## WHAT IS NEEDED
Repeat the full listing, word for word.

## INFORMATION PROVIDED
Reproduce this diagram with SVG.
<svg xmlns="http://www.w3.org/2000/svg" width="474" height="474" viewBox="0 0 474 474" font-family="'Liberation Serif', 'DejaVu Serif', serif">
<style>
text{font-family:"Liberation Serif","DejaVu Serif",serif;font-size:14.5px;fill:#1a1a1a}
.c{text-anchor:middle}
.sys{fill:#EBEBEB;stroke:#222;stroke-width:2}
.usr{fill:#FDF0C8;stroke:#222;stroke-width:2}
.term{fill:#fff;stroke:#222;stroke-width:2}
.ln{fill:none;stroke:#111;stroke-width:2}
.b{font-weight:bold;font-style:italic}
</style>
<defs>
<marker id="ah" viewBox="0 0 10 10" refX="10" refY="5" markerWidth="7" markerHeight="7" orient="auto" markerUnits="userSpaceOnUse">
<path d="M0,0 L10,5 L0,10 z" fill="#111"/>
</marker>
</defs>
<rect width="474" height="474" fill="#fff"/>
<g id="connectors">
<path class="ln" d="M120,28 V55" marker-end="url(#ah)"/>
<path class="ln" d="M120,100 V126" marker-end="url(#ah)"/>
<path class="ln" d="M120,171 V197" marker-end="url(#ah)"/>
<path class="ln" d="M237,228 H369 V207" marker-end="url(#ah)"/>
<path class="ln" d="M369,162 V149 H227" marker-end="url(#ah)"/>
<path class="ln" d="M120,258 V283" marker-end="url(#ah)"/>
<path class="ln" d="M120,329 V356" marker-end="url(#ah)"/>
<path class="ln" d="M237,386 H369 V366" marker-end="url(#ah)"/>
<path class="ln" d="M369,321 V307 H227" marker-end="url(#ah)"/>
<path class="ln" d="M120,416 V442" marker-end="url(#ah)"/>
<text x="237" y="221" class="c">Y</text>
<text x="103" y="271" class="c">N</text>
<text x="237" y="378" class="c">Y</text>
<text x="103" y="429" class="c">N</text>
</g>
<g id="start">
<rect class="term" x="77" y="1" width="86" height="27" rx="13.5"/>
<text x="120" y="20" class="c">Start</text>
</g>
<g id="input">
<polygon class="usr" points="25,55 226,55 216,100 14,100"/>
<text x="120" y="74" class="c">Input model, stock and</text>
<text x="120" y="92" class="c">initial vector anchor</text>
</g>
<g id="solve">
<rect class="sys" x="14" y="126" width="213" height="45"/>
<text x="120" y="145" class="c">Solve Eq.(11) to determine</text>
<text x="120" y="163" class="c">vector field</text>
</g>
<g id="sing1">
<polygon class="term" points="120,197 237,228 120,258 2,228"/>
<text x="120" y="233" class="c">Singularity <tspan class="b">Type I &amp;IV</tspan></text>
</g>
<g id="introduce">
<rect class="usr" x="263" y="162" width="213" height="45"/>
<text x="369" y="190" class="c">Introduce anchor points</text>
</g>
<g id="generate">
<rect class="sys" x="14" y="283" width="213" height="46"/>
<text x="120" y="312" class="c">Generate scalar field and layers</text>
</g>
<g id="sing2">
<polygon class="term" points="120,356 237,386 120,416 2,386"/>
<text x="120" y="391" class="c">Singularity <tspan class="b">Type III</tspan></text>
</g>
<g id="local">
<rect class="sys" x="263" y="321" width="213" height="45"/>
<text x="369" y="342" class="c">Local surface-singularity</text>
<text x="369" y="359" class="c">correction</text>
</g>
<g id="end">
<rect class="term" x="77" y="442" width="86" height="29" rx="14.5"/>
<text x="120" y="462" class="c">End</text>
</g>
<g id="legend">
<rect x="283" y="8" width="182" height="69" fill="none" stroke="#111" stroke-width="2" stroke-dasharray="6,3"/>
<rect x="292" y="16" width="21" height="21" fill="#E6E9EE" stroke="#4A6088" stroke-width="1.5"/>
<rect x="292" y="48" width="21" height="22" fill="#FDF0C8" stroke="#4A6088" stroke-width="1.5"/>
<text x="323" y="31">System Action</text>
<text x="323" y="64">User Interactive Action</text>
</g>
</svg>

## EXPECTED ANSWER
Reproduce this diagram with SVG.
<svg xmlns="http://www.w3.org/2000/svg" width="474" height="474" viewBox="0 0 474 474" font-family="'Liberation Serif', 'DejaVu Serif', serif">
<style>
text{font-family:"Liberation Serif","DejaVu Serif",serif;font-size:14.5px;fill:#1a1a1a}
.c{text-anchor:middle}
.sys{fill:#EBEBEB;stroke:#222;stroke-width:2}
.usr{fill:#FDF0C8;stroke:#222;stroke-width:2}
.term{fill:#fff;stroke:#222;stroke-width:2}
.ln{fill:none;stroke:#111;stroke-width:2}
.b{font-weight:bold;font-style:italic}
</style>
<defs>
<marker id="ah" viewBox="0 0 10 10" refX="10" refY="5" markerWidth="7" markerHeight="7" orient="auto" markerUnits="userSpaceOnUse">
<path d="M0,0 L10,5 L0,10 z" fill="#111"/>
</marker>
</defs>
<rect width="474" height="474" fill="#fff"/>
<g id="connectors">
<path class="ln" d="M120,28 V55" marker-end="url(#ah)"/>
<path class="ln" d="M120,100 V126" marker-end="url(#ah)"/>
<path class="ln" d="M120,171 V197" marker-end="url(#ah)"/>
<path class="ln" d="M237,228 H369 V207" marker-end="url(#ah)"/>
<path class="ln" d="M369,162 V149 H227" marker-end="url(#ah)"/>
<path class="ln" d="M120,258 V283" marker-end="url(#ah)"/>
<path class="ln" d="M120,329 V356" marker-end="url(#ah)"/>
<path class="ln" d="M237,386 H369 V366" marker-end="url(#ah)"/>
<path class="ln" d="M369,321 V307 H227" marker-end="url(#ah)"/>
<path class="ln" d="M120,416 V442" marker-end="url(#ah)"/>
<text x="237" y="221" class="c">Y</text>
<text x="103" y="271" class="c">N</text>
<text x="237" y="378" class="c">Y</text>
<text x="103" y="429" class="c">N</text>
</g>
<g id="start">
<rect class="term" x="77" y="1" width="86" height="27" rx="13.5"/>
<text x="120" y="20" class="c">Start</text>
</g>
<g id="input">
<polygon class="usr" points="25,55 226,55 216,100 14,100"/>
<text x="120" y="74" class="c">Input model, stock and</text>
<text x="120" y="92" class="c">initial vector anchor</text>
</g>
<g id="solve">
<rect class="sys" x="14" y="126" width="213" height="45"/>
<text x="120" y="145" class="c">Solve Eq.(11) to determine</text>
<text x="120" y="163" class="c">vector field</text>
</g>
<g id="sing1">
<polygon class="term" points="120,197 237,228 120,258 2,228"/>
<text x="120" y="233" class="c">Singularity <tspan class="b">Type I &amp;IV</tspan></text>
</g>
<g id="introduce">
<rect class="usr" x="263" y="162" width="213" height="45"/>
<text x="369" y="190" class="c">Introduce anchor points</text>
</g>
<g id="generate">
<rect class="sys" x="14" y="283" width="213" height="46"/>
<text x="120" y="312" class="c">Generate scalar field and layers</text>
</g>
<g id="sing2">
<polygon class="term" points="120,356 237,386 120,416 2,386"/>
<text x="120" y="391" class="c">Singularity <tspan class="b">Type III</tspan></text>
</g>
<g id="local">
<rect class="sys" x="263" y="321" width="213" height="45"/>
<text x="369" y="342" class="c">Local surface-singularity</text>
<text x="369" y="359" class="c">correction</text>
</g>
<g id="end">
<rect class="term" x="77" y="442" width="86" height="29" rx="14.5"/>
<text x="120" y="462" class="c">End</text>
</g>
<g id="legend">
<rect x="283" y="8" width="182" height="69" fill="none" stroke="#111" stroke-width="2" stroke-dasharray="6,3"/>
<rect x="292" y="16" width="21" height="21" fill="#E6E9EE" stroke="#4A6088" stroke-width="1.5"/>
<rect x="292" y="48" width="21" height="22" fill="#FDF0C8" stroke="#4A6088" stroke-width="1.5"/>
<text x="323" y="31">System Action</text>
<text x="323" y="64">User Interactive Action</text>
</g>
</svg>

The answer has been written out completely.